DE LA FUENTE v. FEDERAL DEPOSIT INSURANCE
United States Court of Appeals, Ninth Circuit (2003)
Facts
- Roque De La Fuente II was removed from his position as a director of First International Bank (FIB) by the Federal Deposit Insurance Corporation (FDIC) Board, which also prohibited him from serving on the board of any federally regulated bank for life.
- The Board found that De La Fuente had engaged in self-interested lending practices, including approving several loans to entities connected to him and his associates, which exceeded regulatory limits.
- The transactions in question occurred between 1990 and 1995 and involved loans to entities such as the Roque de la Fuente Alexander Trust and Rancho Vista del Mar, all of which were either owned or controlled by De La Fuente or his family.
- The Board also cited improper acts related to the substitution of inferior collateral for bank loans and the facilitation of a loan transfer involving a non-creditworthy employee.
- Following an administrative law judge's (ALJ) decision that recommended his removal and a lifetime prohibition from the banking industry, the Board adopted these findings, leading to De La Fuente's petition for review.
Issue
- The issue was whether the Board's decision to remove De La Fuente and prohibit him from banking activities for life was justified based on the findings of self-interested lending practices and violations of banking regulations.
Holding — Wardlaw, J.
- The U.S. Court of Appeals for the Ninth Circuit held that the Board's decision to remove De La Fuente from his position and impose a lifetime ban from banking was justified in part, but also found procedural errors that warranted a remand for reconsideration.
Rule
- A bank director may be removed from their position and barred from future banking activities if they engage in self-interested lending practices that violate banking regulations, provided the necessary procedural safeguards are followed.
Reasoning
- The U.S. Court of Appeals for the Ninth Circuit reasoned that substantial evidence supported the Board's findings regarding De La Fuente's control over the borrowing entities and the violations of Regulation O, which restricts lending to insiders.

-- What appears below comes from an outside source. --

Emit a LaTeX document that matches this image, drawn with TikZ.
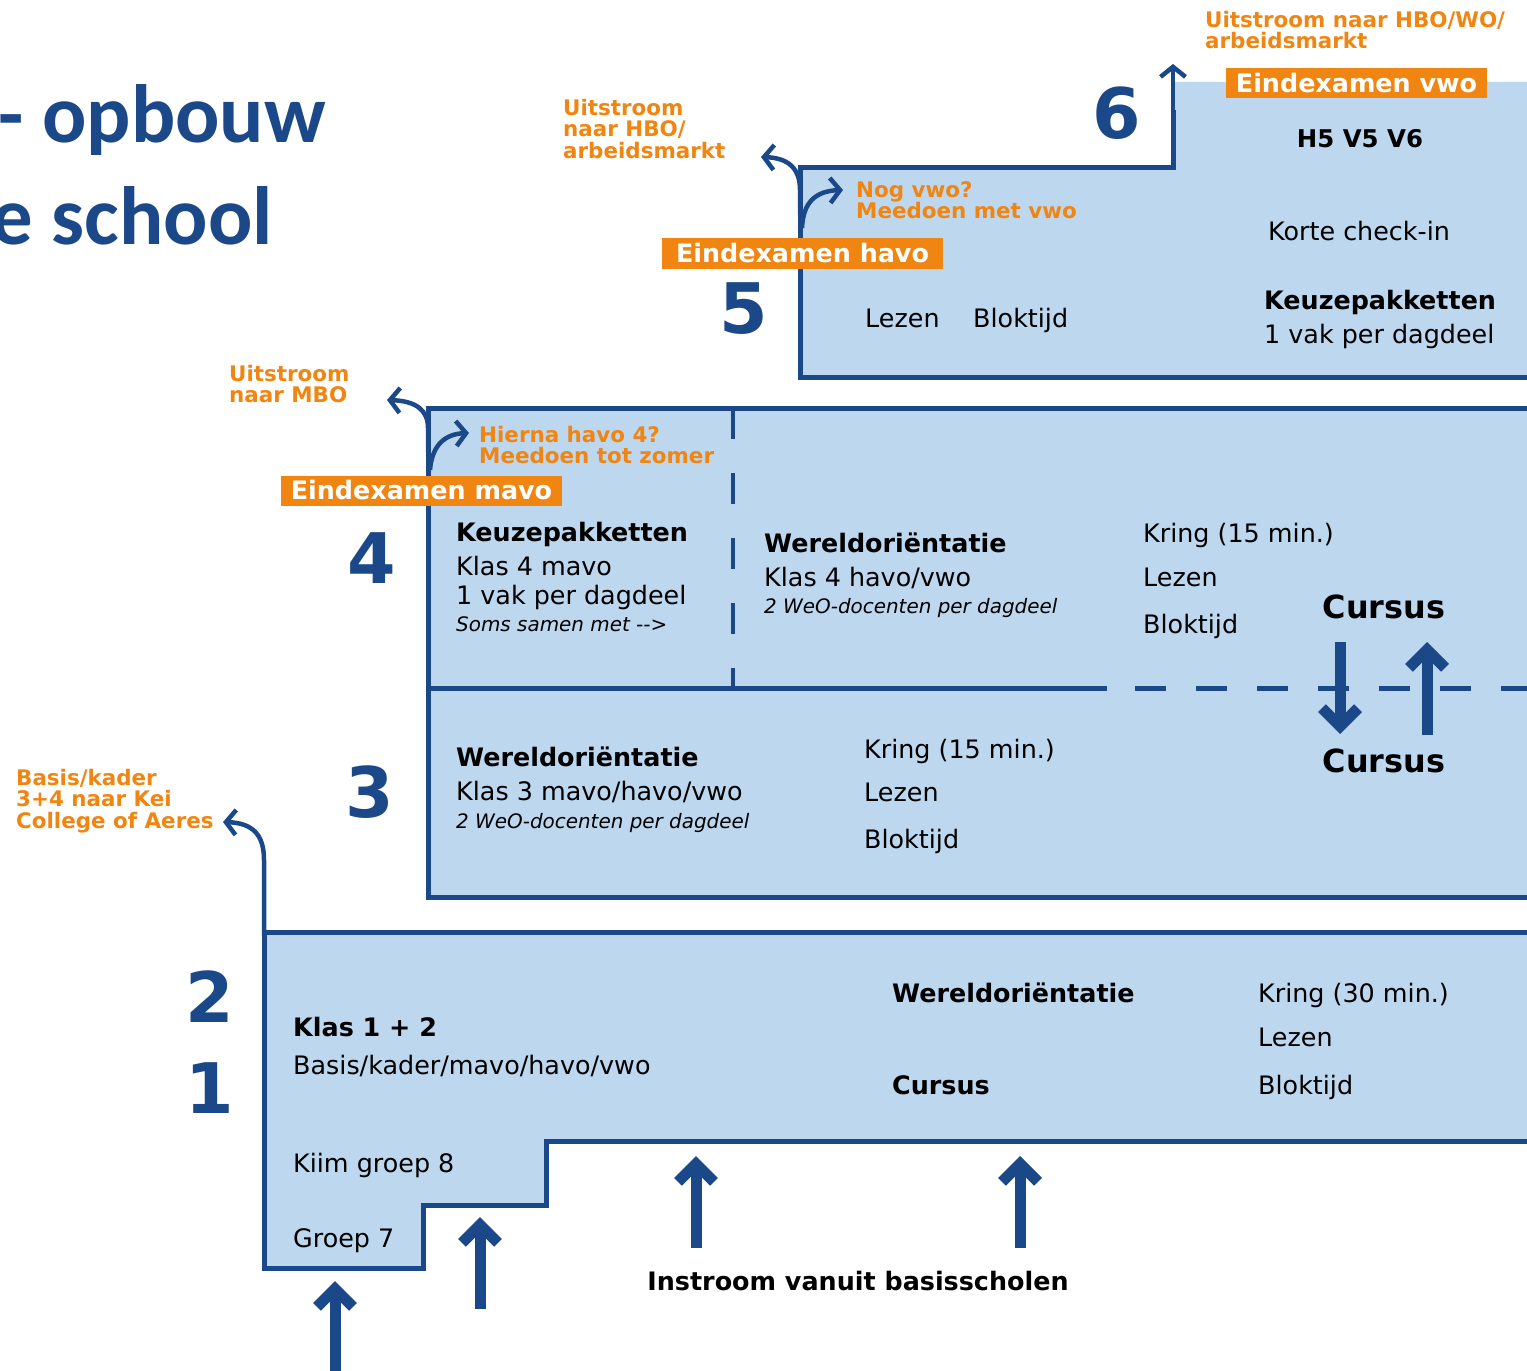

- However, the court determined that the Board had failed to provide De La Fuente with the required notice and hearing concerning its findings under Section 23A of the Federal Reserve Act, which also regulates transactions with affiliates.
- Furthermore, the court identified a statute of limitations issue, stating that certain transactions should not have been considered due to the five-year limit for enforcement actions.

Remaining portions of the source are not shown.